Implications of the Court's Decision
The court's decision underscored the necessity for clear contractual relationships when asserting claims of fiduciary duty and constructive fraud, particularly in joint ventures. It also emphasized that individuals cannot escape personal liability simply by operating within the structure of an LLC. The ruling highlighted the importance of transparency and honesty in business dealings, especially regarding representations made to induce investment. By affirming the fraud claim, the court sent a message that corporate officers could be held accountable for misleading actions that result in financial harm to investors.
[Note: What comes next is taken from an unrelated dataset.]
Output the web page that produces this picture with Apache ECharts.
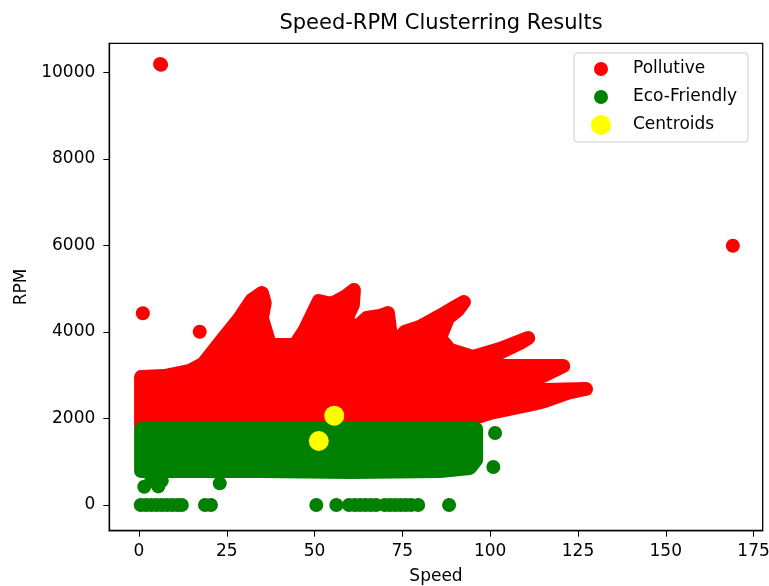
<!DOCTYPE html>
<html>
<head>
<meta charset="utf-8">
<script src="https://cdn.jsdelivr.net/npm/echarts@6/dist/echarts.min.js"></script>
<style>
    html, body {margin: 0; padding: 0; background: #fff;}
    #chart {width: 769px; height: 586px;}
</style>
</head>
<body>
<div id="chart"></div>
<script>
// outline (marker centres) of the dense red cloud
const pollutiveSpeed = [0.6, 0.6, 7.3, 14.5, 18.2, 23.6, 28.7, 32.1, 35.0, 35.8, 35.0, 37.3, 44.4, 47.2, 51.2, 54.9, 58.6, 61.2, 60.9, 58.9,
    61.8, 64.9, 68.6, 70.9, 71.5, 72.3, 75.7, 80.0, 85.7, 90.0, 92.5, 90.8, 88.0, 85.7, 88.6, 95.1, 102.8, 110.8, 108.5, 101.4,
    98.8, 109.9, 120.8, 115.6, 111.4, 109.1, 115.6, 127.3, 122.8, 115.6, 112.2, 100.0, 93.4, 93.4];
const pollutiveRpm = [1800, 2958, 2981, 3097, 3259, 3813, 4322, 4738, 4899, 4668, 4322, 3698, 3698, 4044, 4714, 4645, 4807, 4969, 4622, 4275,
    4090, 4322, 4368, 4437, 4044, 3698, 3998, 4114, 4368, 4576, 4691, 4506, 4322, 3859, 3582, 3420, 3605, 3859, 3744, 3467,
    3212, 3212, 3212, 3004, 2866, 2658, 2658, 2681, 2611, 2403, 2334, 2126, 1964, 1800];
// single red points away from the cloud
const pollutiveDotSpeed = [6.0, 6.3, 169.1, 1.1, 17.3];
const pollutiveDotRpm = [10190, 10175, 5993, 4430, 4005];

// outline of the green cloud
const ecoSpeed = [0.6, 0.6, 96.0, 96.0, 94.2, 85.7, 60.1, 34.4, 17.3, 0.6];
const ecoRpm = [786, 1756, 1756, 1040, 855, 786, 763, 786, 786, 786];
// single green points (stragglers and the zero-rpm row)
const ecoDotSpeed = [101.4, 100.9, 1.5, 5.5, 3.5, 23.0, 6.5,
    0.5, 2, 3.5, 5, 6.5, 8, 9.5, 11, 12.2, 18.8, 20.5, 50.5, 56.2, 59.8, 61.5, 63, 64.5, 66, 67.5,
    70, 71.5, 73, 74.5, 76, 77.5, 79.5, 88.3];
const ecoDotRpm = [1664, 878, 420, 430, 560, 500, 560,
    0, 0, 0, 0, 0, 0, 0, 0, 0, 0, 0, 0, 0, 0, 0, 0, 0, 0, 0,
    0, 0, 0, 0, 0, 0, 0, 0];

const centroidSpeed = [55.6, 51.2];
const centroidRpm = [2064, 1479];

const xTicks = [0, 25, 50, 75, 100, 125, 150, 175];
const yTicks = [0, 2000, 4000, 6000, 8000, 10000];

function pairs(xs, ys) {
    const out = [];
    for (let i = 0; i < xs.length; i++) {
        out.push([xs[i], ys[i]]);
    }
    return out;
}

// the cloud is drawn as its outline, stroked with the marker diameter
function cloud(name, speeds, rpms, color) {
    return {
        name: name,
        type: 'custom',
        silent: true,
        data: [[speeds[0], rpms[0]]],
        renderItem: function (params, api) {
            const pts = pairs(speeds, rpms).map(function (p) { return api.coord(p); });
            return {
                type: 'polygon',
                shape: {points: pts},
                style: {fill: color, stroke: color, lineWidth: 14, lineJoin: 'round'}
            };
        }
    };
}

const font = 'DejaVu Sans';
const chart = echarts.init(document.getElementById('chart'));

const option = {
    animation: false,
    backgroundColor: '#fff',
    title: {
        text: 'Speed-RPM Clusterring Results',
        left: 436,
        top: 8,
        textAlign: 'center',
        textStyle: {fontFamily: font, fontSize: 21, fontWeight: 'normal', color: '#000'}
    },
    legend: {
        orient: 'vertical',
        left: 574,
        top: 53,
        padding: [6, 11, 7, 0],
        itemWidth: 54,
        itemHeight: 20,
        itemGap: 8,
        borderColor: '#ccc',
        borderWidth: 1,
        borderRadius: 3,
        textStyle: {fontFamily: font, fontSize: 17, color: '#000'},
        data: [
            {name: 'Pollutive', icon: 'path://M0,0M54,20M20,10a7,7,0,1,0,14,0a7,7,0,1,0,-14,0z', itemStyle: {color: '#ff0000'}},
            {name: 'Eco-Friendly', icon: 'path://M0,0M54,20M20,10a7,7,0,1,0,14,0a7,7,0,1,0,-14,0z', itemStyle: {color: '#008000'}},
            {name: 'Centroids', icon: 'path://M0,0M54,20M17,10a10,10,0,1,0,20,0a10,10,0,1,0,-20,0z', itemStyle: {color: '#ffff00'}}
        ]
    },
    grid: {
        left: 109.3,
        right: 6.3,
        top: 43.3,
        bottom: 55.3,
        outerBoundsMode: 'none',
        show: true,
        borderColor: '#000',
        borderWidth: 1.3
    },
    xAxis: {
        type: 'value',
        min: -8.45,
        max: 177.6,
        name: 'Speed',
        nameLocation: 'middle',
        nameGap: 37,
        nameTextStyle: {fontFamily: font, fontSize: 17, color: '#000'},
        splitLine: {show: false},
        axisLine: {onZero: false, lineStyle: {color: '#000', width: 1.3}},
        axisTick: {customValues: xTicks, length: 6, lineStyle: {color: '#000'}},
        axisLabel: {
            customValues: xTicks, margin: 12, fontFamily: font, fontSize: 17, color: '#000',
            formatter: function (v) { return String(v); }
        }
    },
    yAxis: {
        type: 'value',
        min: -594,
        max: 10670,
        name: 'RPM',
        nameLocation: 'middle',
        nameGap: 64,
        nameTextStyle: {fontFamily: font, fontSize: 17, color: '#000'},
        splitLine: {show: false},
        axisLine: {onZero: false, lineStyle: {color: '#000', width: 1.3}},
        axisTick: {customValues: yTicks, length: 6, lineStyle: {color: '#000'}},
        axisLabel: {
            customValues: yTicks, margin: 14, fontFamily: font, fontSize: 17, color: '#000',
            formatter: function (v) { return String(v); }
        }
    },
    series: [
        cloud('Pollutive', pollutiveSpeed, pollutiveRpm, '#ff0000'),
        {
            name: 'Pollutive',
            type: 'scatter',
            symbolSize: 14,
            itemStyle: {color: '#ff0000', opacity: 1},
            data: pairs(pollutiveDotSpeed, pollutiveDotRpm)
        },
        cloud('Eco-Friendly', ecoSpeed, ecoRpm, '#008000'),
        {
            name: 'Eco-Friendly',
            type: 'scatter',
            symbolSize: 14,
            itemStyle: {color: '#008000', opacity: 1},
            data: pairs(ecoDotSpeed, ecoDotRpm)
        },
        {
            name: 'Centroids',
            type: 'scatter',
            symbolSize: 20,
            itemStyle: {color: '#ffff00', opacity: 1},
            data: pairs(centroidSpeed, centroidRpm)
        }
    ]
};

chart.setOption(option);
</script>
</body>
</html>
This distinction between personal and corporate liability serves as a critical guideline for individuals and entities engaged in business transactions, reinforcing the principle that fraudulent conduct will not be tolerated, even when conducted under the guise of corporate entities.
Conclusion of the Court
The Court of Appeal ultimately reversed the trial court's decision with respect to the fraud claim against Hall while affirming the dismissal of the breach of fiduciary duty and constructive fraud claims. This bifurcated outcome reflected the court's careful consideration of the legal principles surrounding fiduciary duties and the specific allegations of wrongdoing. The court's ruling clarified that while corporate structures provide certain protections, they do not absolve individuals from the consequences of their own fraudulent actions. The decision reinforced the necessity for plaintiffs to establish clear connections between individual defendants and the alleged wrongful conduct to succeed in their claims. As a result, the court allowed the fraud claim to proceed, thereby granting the plaintiff an opportunity to pursue accountability for Hall's alleged misconduct.